We have the post presence (Yao), and we have the swingman (T-Mac), but we need a shooter. Or, more specifically, a consistent shooter that won't get injured. All our shooters are either horribly inconsistent, injured, or both.


----------



## chn353 (Mar 12, 2006)

really... we could bring chuck to starting SF and move tmac to SG and sign a PG/SG like cassell or draft someone new.. but i dunno.. i dont really care... we'll just have to wait to see what CD wants.

also we dont want another PF.. wasting like 12 mill on the 2 PF's we have now... keep swift.. if he gets better keep.. if not offload to a team with salary cap space for like a pick


----------



## Demiloy (Nov 4, 2005)

chn353 said:


> really... we could bring chuck to starting SF and move tmac to SG and sign a PG/SG like cassell or draft someone new.. but i dunno.. i dont really care... we'll just have to wait to see what CD wants.
> 
> also we dont want another PF.. wasting like 12 mill on the 2 PF's we have now... keep swift.. if he gets better keep.. if not offload to a team with salary cap space for like a pick


 Chuck is is no way a small forward. Plus, it's better for him to stay inside and grab those boards.


----------



## reno2000 (Aug 23, 2005)

chuck has no game outside of 5ft from the basket...he needs to stay in the paint and rebound. i very highly doubt that chuck is our answer to PF, at best he is the defensive stopper, when we need some intensity and rebounding. 

as demiloy said, we dont need another tmac (tho i wouldnt be one to turn it down if the oppourtunity came along), we just need a solid consistent third option, whether it be at PF or SG (averaging around 15pts - 6reb - 3ast - 1.5stl, obviously higher rebounds if its a PF)...look how well washington is doing, and they are basically a 3-man team most nights.


----------



## Yao Mania (Aug 4, 2003)

Demiloy said:


> Have you forgotten who Tracy McGrady is?
> 
> We have the post presence (Yao), and we have the swingman (T-Mac), but we need a shooter. Or, more specifically, a consistent shooter that won't get injured. All our shooters are either horribly inconsistent, injured, or both.


Have you forgotten we need more than 1 Tracy McGrady to win??

I'm not asking for a McGrady, I'm asking more for someone like a poor man's Joe Johnson or Tayshaun Prince


----------



## WoAiNBA (Feb 10, 2006)

fire JVG then all things are going well


----------



## mavsmania41 (Mar 27, 2005)

I think the Rockets need defensive help, an athletic Forward that you don't have to run plays for.


----------



## Mavericks_Fan (Apr 19, 2005)

When you get to a certain point you gotta make hard decisions. You're not always going to get the trade you want, but that doesn't mean there aren't viable alternatives.

Here are things I would seriously consider:

Trade Swift to Denver for Najera. Swift is more suited to their offense.
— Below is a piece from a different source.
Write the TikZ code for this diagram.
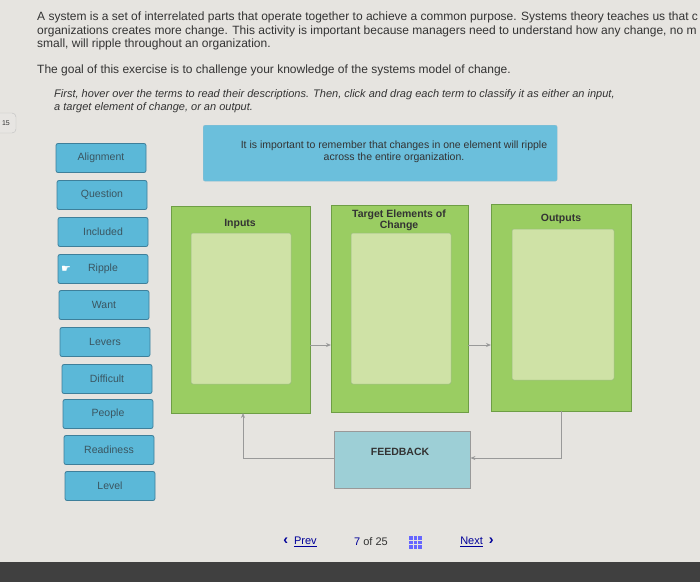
\documentclass[tikz,border=0pt]{standalone}
\usepackage{fontspec}
\setmainfont{Liberation Sans}
\newfontfamily\symfont{DejaVu Sans}
\usetikzlibrary{arrows.meta}
\definecolor{bg}{HTML}{E6E4E0}
\definecolor{btn}{HTML}{5BB8D8}
\definecolor{btnd}{HTML}{3E7F9A}
\definecolor{grn}{HTML}{9ACD62}
\definecolor{grnd}{HTML}{6E9E45}
\definecolor{grnl}{HTML}{CFE2A6}
\definecolor{fb}{HTML}{9DCFD6}
\definecolor{txt}{HTML}{333333}
\definecolor{btxt}{HTML}{3A5560}
\begin{document}
\begin{tikzpicture}[x=1pt,y=-1pt,
  term/.style={draw=btnd,fill=btn,rounded corners=2pt,minimum width=90pt,minimum height=29pt,font=\fontsize{10.5}{11}\selectfont,text=btxt,line width=0.8pt},
  outer/.style={draw=grnd,fill=grn,line width=0.8pt},
  inner/.style={draw=grnd!70,fill=grnl,rounded corners=2pt,line width=0.5pt},
  lbl/.style={font=\bfseries\fontsize{10.5}{11}\selectfont,text=txt,align=center},
  conn/.style={draw=gray!80,line width=1pt,-{Stealth[length=5pt,width=4pt]}}]
\useasboundingbox (0,0) rectangle (700,582);
\fill[bg] (0,0) rectangle (700,582);
\fill[black!75] (0,562) rectangle (700,582);
\draw[gray!50,fill=bg!95!white,rounded corners=4pt] (-5,113) rectangle (16,133);
\node[font=\fontsize{7}{8}\selectfont,text=txt] (badge) at (6,123) {15};
\node[anchor=north west,align=left,font=\fontsize{12}{13.5}\selectfont,text=txt,inner sep=0] (intro) at (37,12)
 {A system is a set of interrelated parts that operate together to achieve a common purpose. Systems theory teaches us that c\\organizations creates more change. This activity is important because managers need to understand how any change, no m\\small, will ripple throughout an organization.};
\node[anchor=north west,font=\fontsize{12}{13}\selectfont,text=txt,inner sep=0] (goal) at (37,65) {The goal of this exercise is to challenge your knowledge of the systems model of change.};
\node[anchor=north west,align=left,font=\itshape\fontsize{11}{13}\selectfont,text=txt,inner sep=0] (instr) at (54,89)
 {First, hover over the terms to read their descriptions. Then, click and drag each term to classify it as either an input,\\a target element of change, or an output.};
\node[draw=btn!80!black!60,fill=btn!90!white,rounded corners=2pt,minimum width=354pt,minimum height=56pt,anchor=north west,inner sep=0] (banner) at (203,125) {};
\node[font=\fontsize{10.5}{11.5}\selectfont,text=txt,align=center] (bannert) at (394,152) {It is important to remember that changes in one element will ripple\\across the entire organization.};
\node[term] (t1) at (101,158) {Alignment};
\node[term] (t2) at (102,195) {Question};
\node[term] (t3) at (103,232) {Included};
\node[term] (t4) at (103,269) {Ripple};
\node[term] (t5) at (104,305) {Want};
\node[term] (t6) at (105,342) {Levers};
\node[term] (t7) at (107,379) {Difficult};
\node[term] (t8) at (108,414) {People};
\node[term] (t9) at (109,450) {Readiness};
\node[term] (t10) at (110,486) {Level};
\node[text=white,font=\symfont\fontsize{11}{11}\selectfont] (hand) at (66,269) {☛};
\draw[outer] (171,206) rectangle (310,413);
\draw[inner] (191,233) rectangle (291,384);
\draw[outer] (331,205) rectangle (468,412);
\draw[inner] (351,233) rectangle (451,384);
\draw[outer] (491,204) rectangle (631,411);
\draw[inner] (512,229) rectangle (614,380);
\coordinate (inR) at (310,345); \coordinate (tgL) at (331,345);
\coordinate (tgR) at (468,345); \coordinate (ouL) at (491,345);
\node[lbl] (li) at (240,224) {Inputs};
\node[lbl] (lt) at (399,220) {Target Elements of\\Change};
\node[lbl] (lo) at (561,219) {Outputs};
\draw[conn] (inR) -- (tgL);
\draw[conn] (tgR) -- (ouL);
\node[draw=gray!80,fill=fb,minimum width=136pt,minimum height=57pt,anchor=north west,inner sep=0] (fbk) at (334,431) {};
\node[lbl] (fbt) at (400,452) {FEEDBACK};
\coordinate (ob) at (561,411); \coordinate (ib) at (243,413);
\draw[conn] (ob) -- (561,458) -- (fbk.east |- 0,458);
\draw[conn] (fbk.west |- 0,458) -- (243,458) -- (ib);
\node[font=\fontsize{11}{12}\selectfont,text=blue!60!black] (prev) at (300,542) {\textbf{\Large\char"2039}\hspace{6pt}\underline{Prev}};
\node[font=\fontsize{11}{12}\selectfont,text=txt] (pg) at (371,542) {\textcolor{blue!60!black}{7} of 25};
\foreach \i in {0,1,2} \foreach \j in {0,1,2} \fill[blue!60] (409+\i*4.5,536+\j*4.5) rectangle ++(3.5,3.5);
\node[font=\fontsize{11}{12}\selectfont,text=blue!60!black] (next) at (477,542) {\underline{Next}\hspace{6pt}\textbf{\Large\char"203A}};
\end{tikzpicture}
\end{document}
Eddie can play defense, is rugged, and can hit an open jumper for you.

Luther Head to Portland for Steve Blake. Portland is trying to rebuild but going nowhere fast. Every time I watch them Blake just doesn't seem to fit in somehow. The guy has potential to be a solid Steve Kerr kinda guy if put in the right position, and playing as a spot up shooter to spread the floor for Yao and T-Mac could be that place he needs.

Let Wesley go. I'm sure he's a nice guy and all, but his day is past for anything other than 3rd string extremely sporadic duty.

I have no confidence in Bob Sura. If you're not completely sure he's coming back then either cut him or use his salary as trade filler for a team that's willing to take him to expire in 2 years.

Ryan Bowen....gimme a break here. Look, ok the guy hustles. No offense, but the guy is supposed to be a defensive specialist and his defensive doesn't look that impressive to me. Keep him around to pick up towels after practice if you have that 15th roster spot open, but don't go out of your way to make room for him.


----------